Continent
- Discipline: Philosophy, Media Studies, Communication Studies
- Language: English
- Edited by: Jamie Allen, Paul Boshears, Bernhard Garnicnig

Publication details
- History: 2010-present
- Open access: Yes

Standard abbreviations
- ISO 4: Continent

Indexing
- ISSN: 2159-9920

Links
- Journal homepage;

= Continent (journal) =

Continent (styled as continent.) is an online open access scholarly journal founded in 2010 that publishes a range of subjects including philosophy, literature, and arts. The journal is listed in the Directory of Open Access Journals and has received a seal of approval from SPARC Europe. The Editors are supported by Contributing Editors Ben Segal, Feliz Lucia Molina, Sherrin Frances, Fintan Neylan, Frederick Arias, Rosemary Lee, Isaac Linder, John Gallic, Matt Bernico and Sophie Wagner.

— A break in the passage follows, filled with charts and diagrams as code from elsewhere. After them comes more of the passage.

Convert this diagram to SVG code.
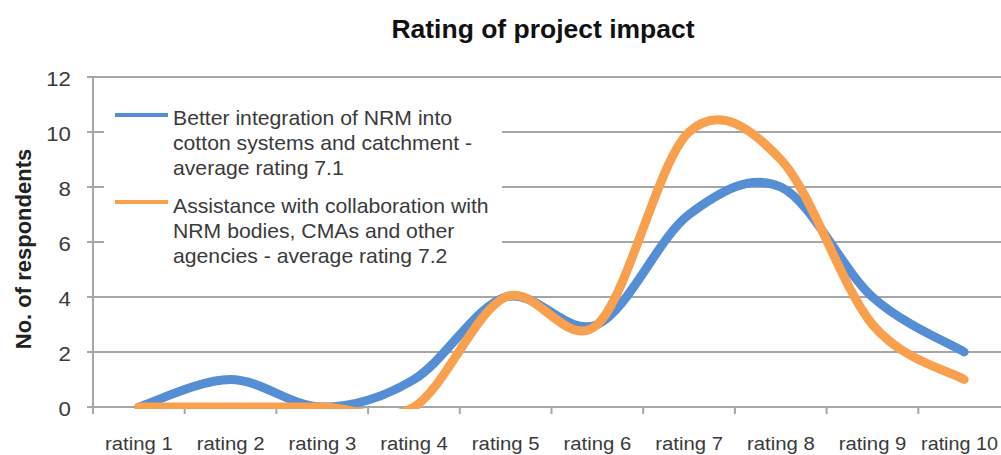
<svg xmlns="http://www.w3.org/2000/svg" width="1001" height="455" viewBox="0 0 1001 455">
  <defs>
    <style>
      .grid { stroke: #A6A6A6; stroke-width: 2; fill: none; }
      .axis { stroke: #A6A6A6; stroke-width: 2; fill: none; }
      .txt { font-family: "Liberation Sans", Arial, sans-serif; fill: #3a3a3a; }
      .tick { font-size: 21px; text-anchor: end; }
      .cat { font-size: 19px; text-anchor: middle; }
      .leg { font-size: 20px; }
      .title { font-size: 25px; font-weight: bold; text-anchor: middle; fill: #111; }
      .ylab { font-size: 22px; font-weight: bold; text-anchor: middle; fill: #222; }
      .series { fill: none; stroke-width: 9; stroke-linecap: round; stroke-linejoin: round; }
      .blue { stroke: #558ED5; }
      .orange { stroke: #F9A04E; }
    </style>
    <clipPath id="plot">
      <rect x="93" y="60" width="920" height="349"/>
    </clipPath>
  </defs>
  <rect width="1001" height="455" fill="#fff"/>

  <g id="title">
    <text class="txt title" transform="translate(543,38) scale(1.06,1)">Rating of project impact</text>
  </g>

  <g id="gridlines">
    <line class="grid" x1="87" y1="77" x2="1001" y2="77"/>
    <line class="grid" x1="87" y1="132" x2="1001" y2="132"/>
    <line class="grid" x1="87" y1="187" x2="1001" y2="187"/>
    <line class="grid" x1="87" y1="242" x2="1001" y2="242"/>
    <line class="grid" x1="87" y1="297" x2="1001" y2="297"/>
    <line class="grid" x1="87" y1="352" x2="1001" y2="352"/>
  </g>

  <g id="axes">
    <line class="axis" x1="93" y1="76" x2="93" y2="408"/>
    <line class="axis" x1="87" y1="407" x2="1001" y2="407"/>
    <line class="axis" x1="93" y1="407" x2="93" y2="414"/>
    <line class="axis" x1="184.7" y1="407" x2="184.7" y2="414"/>
    <line class="axis" x1="276.4" y1="407" x2="276.4" y2="414"/>
    <line class="axis" x1="368.1" y1="407" x2="368.1" y2="414"/>
    <line class="axis" x1="459.8" y1="407" x2="459.8" y2="414"/>
    <line class="axis" x1="551.5" y1="407" x2="551.5" y2="414"/>
    <line class="axis" x1="643.2" y1="407" x2="643.2" y2="414"/>
    <line class="axis" x1="734.9" y1="407" x2="734.9" y2="414"/>
    <line class="axis" x1="826.6" y1="407" x2="826.6" y2="414"/>
    <line class="axis" x1="918.3" y1="407" x2="918.3" y2="414"/>
  </g>

  <g id="y-ticks">
    <text class="txt tick" transform="translate(71,86) scale(1.06,1)">12</text>
    <text class="txt tick" transform="translate(71,141) scale(1.06,1)">10</text>
    <text class="txt tick" transform="translate(71,196) scale(1.06,1)">8</text>
    <text class="txt tick" transform="translate(71,251) scale(1.06,1)">6</text>
    <text class="txt tick" transform="translate(71,306) scale(1.06,1)">4</text>
    <text class="txt tick" transform="translate(71,361) scale(1.06,1)">2</text>
    <text class="txt tick" transform="translate(71,416) scale(1.06,1)">0</text>
  </g>

  <g id="y-label">
    <text class="txt ylab" transform="translate(31,249) rotate(-90)">No. of respondents</text>
  </g>

  <g id="x-labels">
    <text class="txt cat" transform="translate(138.9,450) scale(1.07,1)">rating 1</text>
    <text class="txt cat" transform="translate(230.6,450) scale(1.07,1)">rating 2</text>
    <text class="txt cat" transform="translate(322.3,450) scale(1.07,1)">rating 3</text>
    <text class="txt cat" transform="translate(414,450) scale(1.07,1)">rating 4</text>
    <text class="txt cat" transform="translate(505.7,450) scale(1.07,1)">rating 5</text>
    <text class="txt cat" transform="translate(597.4,450) scale(1.07,1)">rating 6</text>
    <text class="txt cat" transform="translate(689.1,450) scale(1.07,1)">rating 7</text>
    <text class="txt cat" transform="translate(780.8,450) scale(1.07,1)">rating 8</text>
    <text class="txt cat" transform="translate(872.5,450) scale(1.07,1)">rating 9</text>
    <text class="txt cat" transform="translate(959.5,450) scale(1.04,1)">rating 10</text>
  </g>

  <g id="legend">
    <rect x="104" y="88" width="398" height="185" fill="#fff"/>
    <line class="blue" x1="115" y1="115" x2="168" y2="115" stroke-width="4"/>
    <line class="orange" x1="115" y1="202" x2="168" y2="202" stroke-width="4"/>
    <text class="txt leg" transform="translate(173,125) scale(1.06,1)">Better integration of NRM into</text>
    <text class="txt leg" transform="translate(173,150) scale(1.06,1)">cotton systems and catchment -</text>
    <text class="txt leg" transform="translate(173,175) scale(1.06,1)">average rating 7.1</text>
    <text class="txt leg" transform="translate(173,213) scale(1.06,1)">Assistance with collaboration with</text>
    <text class="txt leg" transform="translate(173,238) scale(1.06,1)">NRM bodies, CMAs and other</text>
    <text class="txt leg" transform="translate(173,263) scale(1.06,1)">agencies - average rating 7.2</text>
  </g>

  <g id="series" clip-path="url(#plot)">
    <path id="series-blue" class="series blue" d="M138.85,407 C154.13,402.42 199.98,379.5 230.55,379.5 C261.12,379.5 291.68,407 322.25,407 C352.82,407 383.38,397.83 413.95,379.5 C444.52,361.17 475.08,306.17 505.65,297 C536.22,287.83 566.78,338.25 597.35,324.5 C627.92,310.75 658.48,237.42 689.05,214.5 C719.62,191.58 750.18,173.25 780.75,187 C811.32,200.75 841.88,269.5 872.45,297 C903.02,324.5 948.87,342.83 964.15,352"/>
    <path id="series-orange" class="series orange" d="M138.85,407 C154.13,407 199.98,407 230.55,407 C261.12,407 291.68,407 322.25,407 C352.82,407 383.38,425.33 413.95,407 C444.52,388.67 475.08,310.75 505.65,297 C536.22,283.25 566.78,352 597.35,324.5 C627.92,297 658.48,159.5 689.05,132 C719.62,104.5 750.18,127.42 780.75,159.5 C811.32,191.58 841.88,287.83 872.45,324.5 C903.02,361.17 948.87,370.33 964.15,379.5"/>
  </g>
</svg>
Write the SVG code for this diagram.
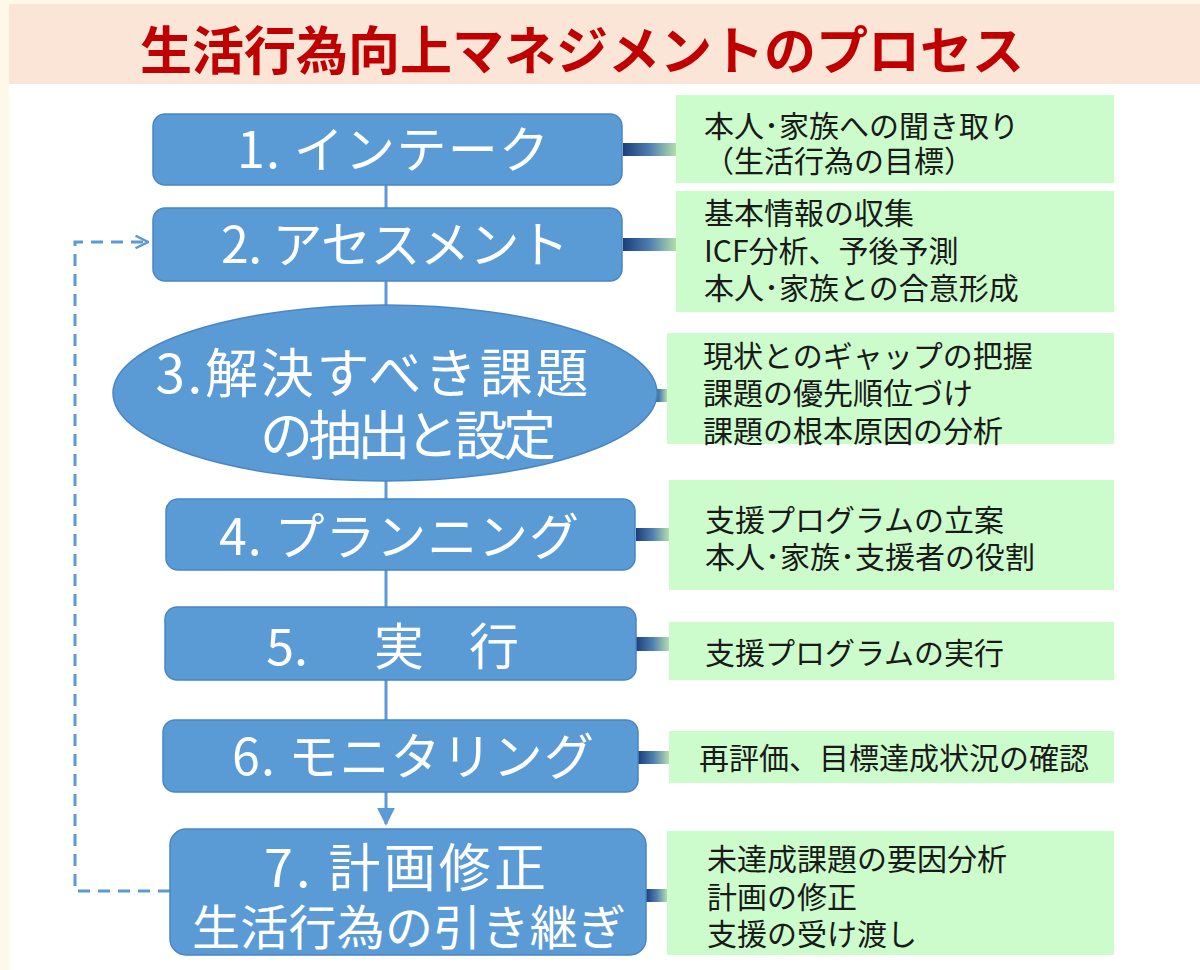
<svg xmlns="http://www.w3.org/2000/svg" width="1200" height="970" viewBox="0 0 1200 970">
<style>
.blue{fill:#5b9bd5;stroke:#4a86c4;stroke-width:1.5}
.green{fill:#ccfccc}
.bt{font-family:"Noto Sans CJK JP","Noto Sans",sans-serif;font-size:50px;fill:#ffffff;text-anchor:middle}
.gt{font-family:"Noto Sans CJK JP","Noto Sans",sans-serif;font-size:30px;fill:#1a1a1a}
.title{font-family:"Noto Sans CJK JP","Noto Sans",sans-serif;font-size:52px;font-weight:700;fill:#c00000;text-anchor:middle}
.flow{fill:none;stroke:#5b9bd5;stroke-width:3}
.dash{fill:none;stroke:#5b9bd5;stroke-width:3;stroke-dasharray:12 8}
</style>
<defs>
<linearGradient id="bar" x1="0" y1="0" x2="1" y2="0">
<stop offset="0" stop-color="#1c3d7a"/>
<stop offset="0.5" stop-color="#4f7fb0"/>
<stop offset="1" stop-color="#b5dcb0"/>
</linearGradient>
<marker id="tri" viewBox="0 0 10 10" refX="9" refY="5" markerWidth="6" markerHeight="6" orient="auto" markerUnits="strokeWidth">
<path d="M0,0 L10,5 L0,10 Z" fill="#5b9bd5"/>
</marker>
<marker id="open" viewBox="0 0 12 12" refX="11" refY="6" markerWidth="5" markerHeight="5" orient="auto" markerUnits="strokeWidth">
<path d="M1,1 L11,6 L1,11" fill="none" stroke="#5b9bd5" stroke-width="2"/>
</marker>
</defs>
<rect x="0" y="0" width="1200" height="970" fill="#fef8e8"/>
<rect x="9" y="4" width="1191" height="80" fill="#fbe5d6"/>
<rect x="9" y="84" width="1191" height="886" fill="#ffffff"/>
<text class="title" x="582" y="70">生活行為向上マネジメントのプロセス</text>

<g id="connectors">
<path class="flow" d="M386,184 V824" marker-end="url(#tri)"/>
<path class="dash" d="M170,891 H75 V242 H148" marker-end="url(#open)"/>
<rect x="623" y="143" width="53" height="13" fill="url(#bar)"/>
<rect x="623" y="238" width="53" height="13" fill="url(#bar)"/>
<rect x="652" y="389" width="15" height="13" fill="url(#bar)"/>
<rect x="636" y="528" width="33" height="13" fill="url(#bar)"/>
<rect x="636" y="637" width="33" height="14" fill="url(#bar)"/>
<rect x="638" y="751" width="31" height="13" fill="url(#bar)"/>
<rect x="646" y="889" width="21" height="13" fill="url(#bar)"/>
</g>

<g id="step1">
<rect class="blue" x="153" y="114" width="469" height="71" rx="12"/>
<text class="bt" x="393" y="168" textLength="312" lengthAdjust="spacing">1. インテーク</text>
</g>
<g id="step2">
<rect class="blue" x="153" y="208" width="469" height="73" rx="12"/>
<text class="bt" x="395" y="263" textLength="348" lengthAdjust="spacing">2. アセスメント</text>
</g>
<g id="step3">
<ellipse class="blue" cx="385" cy="393" rx="272" ry="88"/>
<text class="bt" x="372" y="393" style="font-size:53px" textLength="433" lengthAdjust="spacing">3.解決すべき課題</text>
<text class="bt" x="408" y="455" style="font-size:53px" textLength="296" lengthAdjust="spacing">の抽出と設定</text>
</g>
<g id="step4">
<rect class="blue" x="166" y="499" width="469" height="71" rx="12"/>
<text class="bt" x="399" y="555" textLength="360" lengthAdjust="spacing">4. プランニング</text>
</g>
<g id="step5">
<rect class="blue" x="165" y="607" width="471" height="73" rx="12"/>
<text class="bt" x="287" y="665">5.</text>
<text class="bt" x="399" y="665">実</text>
<text class="bt" x="494" y="665">行</text>
</g>
<g id="step6">
<rect class="blue" x="163" y="720" width="475" height="72" rx="12"/>
<text class="bt" x="413" y="775" textLength="362" lengthAdjust="spacing">6. モニタリング</text>
</g>
<g id="step7">
<rect class="blue" x="170" y="829" width="476" height="126" rx="16"/>
<text class="bt" x="405" y="887" style="font-size:52px" textLength="282" lengthAdjust="spacing">7. 計画修正</text>
<text class="bt" x="409" y="945" style="font-size:48px" textLength="434" lengthAdjust="spacing">生活行為の引き継ぎ</text>
</g>

<g id="note1">
<rect class="green" x="676" y="95" width="438" height="88"/>
<text class="gt" x="704" y="137">本人･家族への聞き取り</text>
<text class="gt" x="704" y="172">（生活行為の目標）</text>
</g>
<g id="note2">
<rect class="green" x="676" y="191" width="438" height="121"/>
<text class="gt" x="704" y="224">基本情報の収集</text>
<text class="gt" x="704" y="262">ICF分析、予後予測</text>
<text class="gt" x="704" y="299">本人･家族との合意形成</text>
</g>
<g id="note3">
<rect class="green" x="667" y="333" width="447" height="111"/>
<text class="gt" x="703" y="367">現状とのギャップの把握</text>
<text class="gt" x="703" y="404">課題の優先順位づけ</text>
<text class="gt" x="703" y="442">課題の根本原因の分析</text>
</g>
<g id="note4">
<rect class="green" x="669" y="480" width="445" height="110"/>
<text class="gt" x="705" y="531">支援プログラムの立案</text>
<text class="gt" x="705" y="568">本人･家族･支援者の役割</text>
</g>
<g id="note5">
<rect class="green" x="669" y="622" width="445" height="58"/>
<text class="gt" x="705" y="664">支援プログラムの実行</text>
</g>
<g id="note6">
<rect class="green" x="669" y="731" width="445" height="52"/>
<text class="gt" x="699" y="769">再評価、目標達成状況の確認</text>
</g>
<g id="note7">
<rect class="green" x="667" y="831" width="447" height="124"/>
<text class="gt" x="707" y="870">未達成課題の要因分析</text>
<text class="gt" x="707" y="908">計画の修正</text>
<text class="gt" x="707" y="945">支援の受け渡し</text>
</g>
</svg>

Continent is published under a Creative Commons license using a modified version of Open Journal Systems being developed between Jamie Allen and Bernhard Garnicnig, and its advisory board comprises:
- Simon Critchley, The New School for Social Research, New York
- Christopher Fynsk, The Centre for Modern Thought
- Erin Manning, Concordia University
- Ben Marcus, Columbia University
- Todd May, Clemson University
- J. Hillis Miller, University of California Irvine
- Lucia Santaella, São Paulo Catholic University
- Clay Shirky, New York University

== Indexing ==

The journal is indexed by The Philosophers' Index.

== Events ==

Continent participated in the BABEL 2012 post-medieval conference "Cruising in the ruins: the question of disciplinarity in the post/medieval university" at Northeastern University in Boston and presented a panel called All In A Jurnal's Work: A BABEL Wayzgoose critiquing and questioning the idea of the academic journal. Continent also appeared at the University of Basel's "Aesthetics in the 21st Century" conference in September 2012.

In June 2013, Continent sponsored its first academic conference in Tirana, Albania. Organized by Adam Staley Groves of the National University of Singapore, Vincent W.J. van Gerven Oei of the University of New York in Tirana, and Nico Jenkins of Husson University and the Honors College at the University of Maine, and entitled Pedagogies of the Disaster, the three-day conference featured keynote presentations by Chris Fynsk of the University of Aberdeen, Judith Balso of the Collège International de Philosophie, Paris; European Graduate School, Saas-Fee, Oliver Feltham of the American University of Paris, and Andreas Vrahimis of the University of Cyprus. The conference sought to interrogate and challenge both the idea of teaching as well as being taught, and a catalogue of the event is available from punctum books.